Overview
A rhombus is a four-sided polygon (quadrilateral) whose four sides have equal length. By definition every rhombus is a type of parallelogram, so opposite sides are parallel and opposite angles are equal. When all interior angles are right angles the rhombus becomes a square, but most rhombi have two acute and two obtuse angles.
Key properties
Several geometric features set rhombi apart. In a rhombus:
- Sides: all four sides are congruent.
- Opposite angles: equal in measure; adjacent angles are supplementary.
- Diagonals: they bisect each other, are perpendicular, and each diagonal bisects the interior angles at its endpoints.
- Symmetry: a rhombus typically has two lines of reflectional symmetry (unless it is a square, which has four).
Area and perimeter
The perimeter is simple: P = 4a, where a is the side length. There are several equivalent formulas for area. If d1 and d2 are the diagonal lengths, then area = (d1 * d2) / 2. Equivalently, if a is the side length and θ is any interior angle, area = a² sin(θ). The height (distance between a pair of parallel sides) can be used as base × height in the usual way.
History and terminology
The English name derives from the Greek word rhombos, meaning a spinning or whirling object such as a top. Informally, rhombi are often called diamonds, especially when presented as a rotated square in design and card suits; however, the term "diamond" is a stylistic label rather than a precise geometric classification.

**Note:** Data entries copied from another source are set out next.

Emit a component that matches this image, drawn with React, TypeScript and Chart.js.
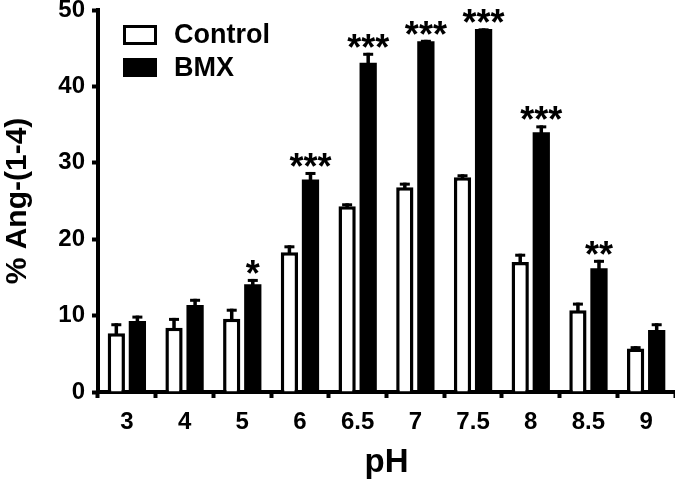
import React, { useEffect, useRef } from 'react';
import { Chart, registerables } from 'chart.js';

Chart.register(...registerables);

const categories = ['3', '4', '5', '6', '6.5', '7', '7.5', '8', '8.5', '9'];
const controlMean = [7.7, 8.4, 9.6, 18.3, 24.3, 26.8, 28.1, 17.0, 10.7, 5.7];
const controlSem = [1.3, 1.3, 1.3, 0.9, 0.4, 0.6, 0.4, 1.1, 1.0, 0.3];
const bmxMean = [9.3, 11.4, 14.1, 27.8, 43.1, 45.9, 47.5, 34.0, 16.2, 8.1];
const bmxSem = [0.7, 0.8, 0.7, 1.0, 1.3, 0.2, 0.1, 0.9, 1.1, 0.9];
const significance = ['', '', '*', '***', '***', '***', '***', '***', '**', ''];
const yTicks = [0, 10, 20, 30, 40, 50];

const FONT = "'Liberation Sans', Arial, Helvetica, sans-serif";

const overlayPlugin = {
  id: 'overlay',
  afterDatasetsDraw(chart: any) {
    const ctx = chart.ctx;
    const y = chart.scales.y;
    const errs = [controlSem, bmxSem];
    ctx.save();
    ctx.fillStyle = '#000';
    chart.data.datasets.forEach((ds: any, di: number) => {
      const meta = chart.getDatasetMeta(di);
      meta.data.forEach((bar: any, i: number) => {
        const v = ds.data[i];
        const top = y.getPixelForValue(v + errs[di][i]);
        const base = y.getPixelForValue(v);
        ctx.fillRect(bar.x - 1.75, top, 3.5, base - top + 1);
        ctx.fillRect(bar.x - 5, top, 10, 3);
      });
    });
    ctx.font = `bold 36px ${FONT}`;
    ctx.textAlign = 'center';
    ctx.textBaseline = 'alphabetic';
    const meta = chart.getDatasetMeta(1);
    significance.forEach((s, i) => {
      if (!s) return;
      const top = y.getPixelForValue(bmxMean[i] + bmxSem[i]);
      ctx.fillText(s, meta.data[i].x, top + 7);
    });
    ctx.restore();
  },
  afterDraw(chart: any) {
    const ctx = chart.ctx;
    const left = chart.chartArea.left;
    ctx.save();
    ctx.strokeStyle = '#000';
    ctx.fillStyle = '#000';
    ctx.lineWidth = 3;
    ctx.strokeRect(left + 26.5, 26.5, 31, 17);
    ctx.fillRect(left + 25, 58, 34, 19);
    ctx.font = `bold 27px ${FONT}`;
    ctx.textAlign = 'left';
    ctx.textBaseline = 'middle';
    ctx.fillText(chart.data.datasets[0].label, left + 76, 36);
    ctx.fillText(chart.data.datasets[1].label, left + 76, 69);
    ctx.restore();
  },
};

export default function App() {
  const ref = useRef<HTMLCanvasElement | null>(null);
  useEffect(() => {
    if (!ref.current) return;
    const chart = new Chart(ref.current, {
      type: 'bar',
      data: {
        labels: categories,
        datasets: [
          {
            label: 'Control',
            data: controlMean,
            backgroundColor: '#ffffff',
            borderColor: '#000000',
            borderWidth: 3.5,
            categoryPercentage: 0.73,
            barPercentage: 0.82,
          },
          {
            label: 'BMX',
            data: bmxMean,
            backgroundColor: '#000000',
            borderColor: '#000000',
            borderWidth: 0,
            categoryPercentage: 0.73,
            barPercentage: 0.82,
          },
        ],
      },
      options: {
        responsive: false,
        animation: false,
        layout: { padding: { top: 10, left: 0, right: 0, bottom: 0 } },
        plugins: {
          legend: { display: false },
          tooltip: { enabled: false },
        },
        scales: {
          x: {
            z: 1,
            grid: {
              drawOnChartArea: false,
              drawTicks: true,
              tickLength: 6,
              tickWidth: 4,
              tickColor: '#000',
            },
            border: { display: true, color: '#000', width: 4 },
            ticks: {
              color: '#000',
              padding: 12,
              font: { family: FONT, size: 24, weight: 'bold', lineHeight: 1 },
            },
            title: {
              display: true,
              text: 'pH',
              color: '#000',
              padding: { top: 0, bottom: 5 },
              font: { family: FONT, size: 33, weight: 'bold', lineHeight: 1 },
            },
            afterFit(scale: any) {
              scale.height = 92;
              scale.paddingLeft = 0;
              scale.paddingRight = 0;
            },
          },
          y: {
            z: 1,
            min: 0,
            max: 50,
            afterBuildTicks(scale: any) {
              scale.ticks = yTicks.map((v) => ({ value: v }));
            },
            grid: {
              drawOnChartArea: false,
              drawTicks: true,
              tickLength: 6,
              tickWidth: 4,
              tickColor: '#000',
            },
            border: { display: true, color: '#000', width: 4 },
            ticks: {
              color: '#000',
              padding: 7,
              font: { family: FONT, size: 24, weight: 'bold', lineHeight: 1 },
            },
            title: {
              display: true,
              text: '% Ang-(1-4)',
              color: '#000',
              padding: { top: 2.6, bottom: 0 },
              font: { family: FONT, size: 30, weight: 'bold', lineHeight: 1 },
            },
            afterFit(scale: any) {
              scale.width = 98;
              scale.paddingTop = 0;
              scale.paddingBottom = 0;
            },
          },
        },
      },
      plugins: [overlayPlugin],
    } as any);
    return () => chart.destroy();
  }, []);
  return (
    <canvas
      ref={ref}
      width={675}
      height={484}
      style={{ position: 'absolute', left: 0, top: 0, display: 'block' }}
    />
  );
}
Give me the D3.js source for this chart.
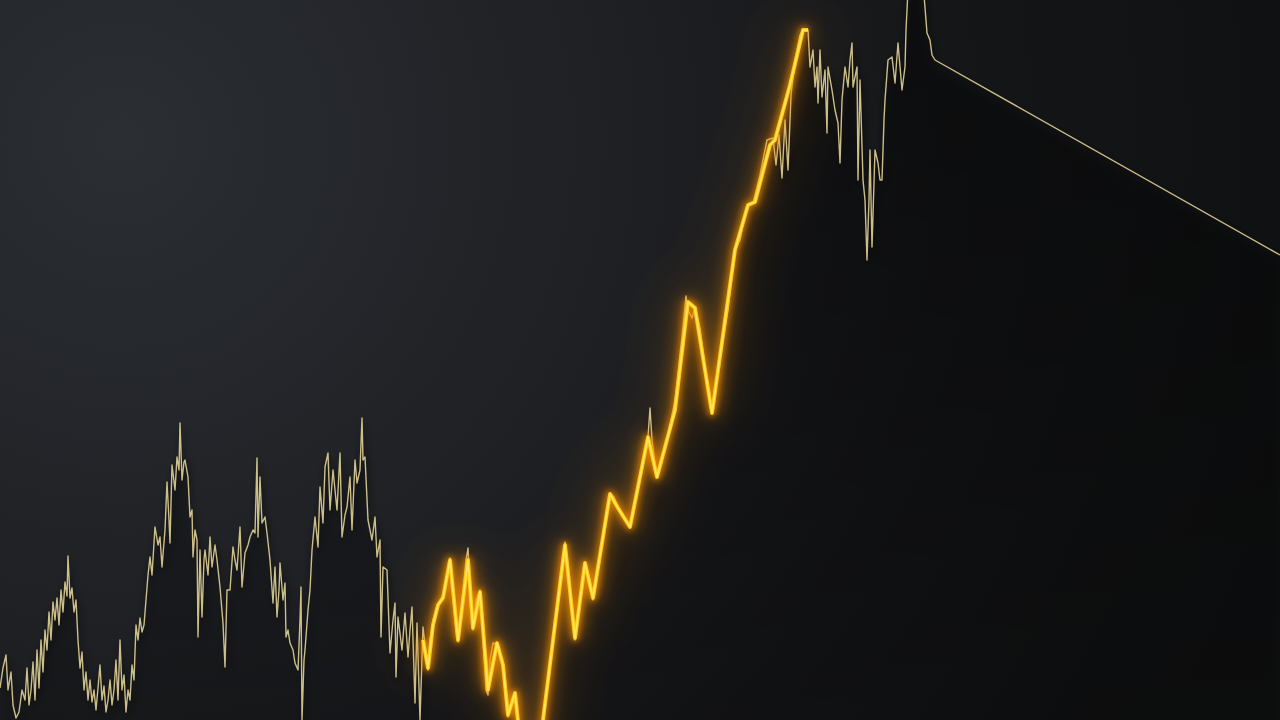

Examples, uses, and distinctions
Rhombi appear in art, tiling patterns, crystal structures (the rhombohedral lattice), and architecture. In classification, every square is a rhombus but not every rhombus is a square. A rhombus is also a special kind of kite because it has two pairs of adjacent equal sides. These relationships help place the rhombus within the broader family of quadrilaterals used across mathematics and applied design.